Deep Dive: How the Court Reached Its Decision
General Rule of Contract Enforcement
The court emphasized the general principle that contracts are to be enforced as written, particularly in the context of commercial leases. This principle recognizes that the parties involved are usually sophisticated entities that negotiate terms with full understanding and representation by legal counsel. The court highlighted that it is not its role to alter contracts or create new agreements for the parties but to interpret and enforce the existing terms as intended by the parties at the time of execution. This approach underscores the importance of respecting the contractual intent and the freedom of parties to allocate risks and responsibilities as they see fit. By adhering to this rule, the court aimed to maintain the integrity of contractual agreements and the predictability essential in commercial transactions.
Distinction from Grand Prospect
The court distinguished the current case from the precedent established in Grand Prospect Partners, L.P. v. Ross Dress for Less, Inc., where a co-tenancy provision was deemed an unenforceable penalty. In Grand Prospect, the court found that the rent abatement provision bore no reasonable relationship to the anticipated harm from the failure of a condition. However, in this case, the court determined that the co-tenancy provision did not function as a penalty but rather as an alternative rent structure conditioned on occupancy levels. The court found that the terms of the co-tenancy provision were not punitive but rather reflected a negotiated agreement to adjust rent based on the operational status of anchor tenants and overall occupancy. This distinction was pivotal in affirming the enforceability of the co-tenancy provision in the lease.

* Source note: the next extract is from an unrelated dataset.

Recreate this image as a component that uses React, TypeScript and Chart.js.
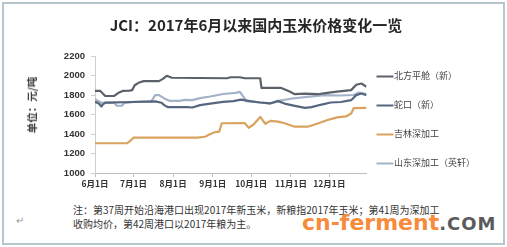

Nature of the Co-tenancy Provision
The court recognized that the co-tenancy provision stipulated two different rent structures: Fixed Minimum Rent and Substitute Rent. Fixed Minimum Rent applied when occupancy met specified thresholds, while Substitute Rent came into effect if those thresholds were not satisfied. The court pointed out that this structure did not impose damages for a breach but merely established a different rental obligation based on predetermined conditions. This classification of the co-tenancy provision as alternative performance rather than a penalty was crucial in the court's reasoning, leading it to conclude that the provision was valid and enforceable. The court also considered the parties' intent in negotiating these terms, which further supported the provision's validity.
Consideration of Risk Allocation
The court noted that the parties, both sophisticated corporations, had negotiated the terms of the lease with an understanding of the associated risks of occupancy fluctuations. The court recognized that contracts inherently involve the allocation of risk and that the parties had expressly agreed to the implications of reduced occupancy through the co-tenancy provision. By allowing Jo-Ann to pay a lower Substitute Rent under certain conditions, the lease reflected a mutual understanding and acceptance of the economic realities facing both parties. The court concluded that JJD had received precisely what it had agreed to in the lease, affirming that it could not seek to avoid the obligations it had voluntarily assumed. Thus, the risk of reduced occupancy was allocated to JJD, and the court found no basis to relieve it from this burden.
Conclusion of the Court
Ultimately, the court affirmed the trial court's ruling that the co-tenancy provision was enforceable. It held that the provision accurately reflected the contractual intent of the parties and was not a penalty under the law. The court reiterated its commitment to uphold the agreements made by parties who engage in arms-length negotiations, emphasizing that the terms agreed upon should be respected and enforced. By affirming the enforceability of the co-tenancy provision, the court reinforced the principle that sophisticated parties should be held to the agreements they negotiated and executed, thereby promoting reliability and predictability in commercial leasing. The judgment was thus affirmed in favor of Jo-Ann, allowing it to continue paying Substitute Rent as stipulated in the lease.